According to recent estimates, India's coal imports could surge nearly 70 per cent in this fiscal to 142 million tonnes, from about 85 million tonnes last fiscal. This reflects a significant jump from the estimate of a 104-million-tonne shortfall for 2011-12 made a few months ago.

It is clear that Capesize vessels will be increasingly deployed to ship coal, in light of the rise in international prices of raw materials. Last week, the Baltic Panamax Index was hovering at 1,534, while the Baltic Capesize Index was at about 1,851.

“In other words, for a marginal difference in freight rates, you can ship double the parcel of a Panamax vessel by using the bigger ships. Shipping coal on a Capesize vessel from Australia to India can work out cheaper by $5-7 per tonne compared to moving the material on a Panamax vessel at today's spot prices,” Mr Pranav Choudhary, Chief Financial Officer of Gangavaram port, told Business Line.

He said Gangavaram port was at present getting at least five Capesize vessels a month and the number was increasing. The port handles 10 million tonnes of coal imports (both thermal and coking), with plans to expand the handling capacity to 25 million tonnes, as part of its overall expansion programme.

Deployment of the bigger vessels has other advantages as well. For instance, ports in Australia, a major exporter of the material to India, give priority berthing to Capesize vessels, as there is always some amount of congestion and resultant waiting period for vessels.

While a Panamax vessel may not get a berth without a wait of 15 to 20 days, the bigger vessels can get a berth in 8 to 9 days. “All these add to the cost of coal transportation on Panamax ships,” Mr Choudhury pointed out.

As coal importers are now seeking out new markets to buy the material, the need for Indian ports to have the capacity to handle Capesize vessels is being increasingly felt.


For instance, Adani Enterprises, the flagship company of the Adani group, which imports about 30 million tonnes of coal from Indonesia, Australia and South Africa, has started to look for alternative markets in Colombia and Russia. Last year, it did import a consignment from Colombia, but it did not turn out to be economically viable, given the longer distance it had to travel.

The company is now looking at Russia to source the material. Even though Russian coal can be purchased at discounted prices compared to Indonesian or Australian coal, the insistence of Russian exporters on deployment of larger size vessels is coming in the way of clinching major import deals.

For Russian coal to be brought to India, it is important to deploy larger vessels, as it takes some 23 to 25 days to haul the cargo from Russia, while it is just 16 days from Australia.

The Adanis are now planning to import from Russia via the Pacific Ocean route to reduce freight costs, but the fact remains that unless Indian ports can handle Capesize and even larger vessels, this route of import cannot be used on a long-term basis.

Trading companies, such as Kolkata-headquartered Visa Group and Nagpur-based Gupta Coal, apart from steel and power producers, are also exploring import opportunities from Russia.

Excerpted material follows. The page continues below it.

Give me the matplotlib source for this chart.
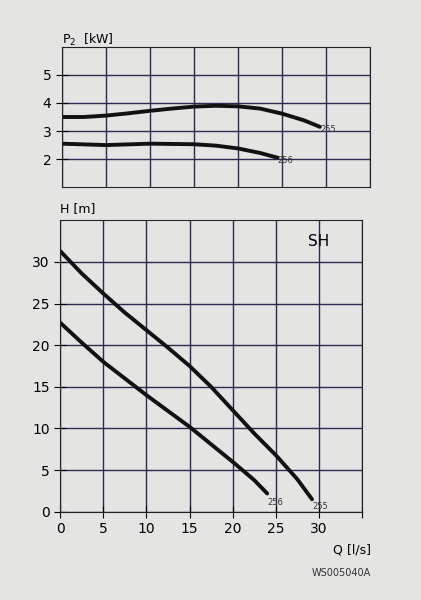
import matplotlib.pyplot as plt

# flow Q [l/s]
q_p255 = [0, 2.5, 5, 7.5, 10, 12.5, 15, 17.5, 20, 22.5, 25, 27.5, 29.3]
p255 = [3.5, 3.5, 3.55, 3.63, 3.72, 3.8, 3.87, 3.9, 3.88, 3.8, 3.62, 3.38, 3.15]
q_p256 = [0, 5, 10, 15, 17.5, 20, 22.5, 24.5]
p256 = [2.55, 2.5, 2.55, 2.53, 2.48, 2.38, 2.22, 2.05]

q_h255 = [0, 2.5, 5, 7.5, 10, 12.5, 15, 17.5, 20, 22.5, 25, 27.5, 29.2]
h255 = [31.3, 28.6, 26.2, 23.9, 21.8, 19.7, 17.5, 15.0, 12.2, 9.4, 6.8, 3.9, 1.5]
q_h256 = [0, 2.5, 5, 7.5, 10, 12.5, 15, 17.5, 20, 22.5, 24]
h256 = [22.7, 20.3, 18.0, 16.0, 14.0, 12.1, 10.2, 8.1, 6.0, 3.8, 2.2]

bg = '#e4e4e2'
fig = plt.figure(figsize=(4.21, 6), dpi=100, facecolor=bg)
ax1 = fig.add_axes([0.147, 0.688, 0.732, 0.234], facecolor=bg)
ax2 = fig.add_axes([0.143, 0.147, 0.717, 0.486], facecolor=bg)

# power curves
ax1.plot(q_p255, p255, color='#111111', lw=2.8, solid_capstyle='round')
ax1.plot(q_p256, p256, color='#111111', lw=2.8, solid_capstyle='round')
ax1.text(29.4, 3.05, '255', fontsize=6, va='center', color='#333')
ax1.text(24.5, 1.95, '256', fontsize=6, va='center', color='#333')
ax1.set_xlim(0, 35)
ax1.set_ylim(1, 6)
ax1.set_xticks(range(0, 36, 5))
ax1.set_xticklabels([])
ax1.set_yticks([2, 3, 4, 5])
ax1.tick_params(axis='x', length=0)
ax1.tick_params(axis='y', direction='inout', length=8, labelsize=10)
ax1.grid(True, color='#2a2a55', lw=1)
ax1.text(0, 6.1, r'P$_2$  [kW]', fontsize=9)

# head curves
ax2.plot(q_h255, h255, color='#111111', lw=2.8, solid_capstyle='round')
ax2.plot(q_h256, h256, color='#111111', lw=2.8, solid_capstyle='round')
ax2.text(29.2, 0.6, '255', fontsize=6, va='center', color='#333')
ax2.text(24, 1.1, '256', fontsize=6, va='center', color='#333')
ax2.text(30, 32.5, 'SH', fontsize=11, ha='center', va='center')
ax2.set_xlim(0, 35)
ax2.set_ylim(0, 35)
ax2.set_xticks(range(0, 36, 5))
ax2.set_xticklabels(['0', '5', '10', '15', '20', '25', '30', ''])
ax2.set_yticks(range(0, 35, 5))
ax2.tick_params(direction='inout', length=8, labelsize=10)
ax2.grid(True, color='#2a2a55', lw=1)
ax2.text(0, 36, 'H [m]', fontsize=9)
ax2.text(36, -4.6, 'Q [l/s]', fontsize=9, ha='right', va='center')
ax2.text(36, -7.4, 'WS005040A', fontsize=7, ha='right', va='center', color='#333')

for ax in (ax1, ax2):
    for s in ax.spines.values():
        s.set_color('#222')

fig.savefig('out.png', dpi=100, facecolor=bg)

Indian ports that handle significant quantities of coal are, on their part, speeding up their dredging projects to increase draft. Visakhapatnam port, which handles approximately 18 million tonnes of coal, has taken up a Rs 400-crore dredging programme to increase its draft to 20 metres in the outer harbour and 15 metres in the inner harbour.

“After the dredging project is completed by December 2012, we will have one of the best drafts in the country. We are also implementing a Rs 1,100-crore coal-handling mechanisation programme on the three berths used to handle the material. The first of the berths will have the new mechanised facility by September 2012, and the remaining two will be completed by March 2013,” Mr Ajeya Kallam, Chairman, Visakhapatnam port, told Business Line.

Apart from increasing draft depth, Indian ports should also strengthen handling facilities and improve rail connectivity to the hinterland, if they are to handle Capesize vessels, which will clearly dominate dry bulk cargo movement in the coming years.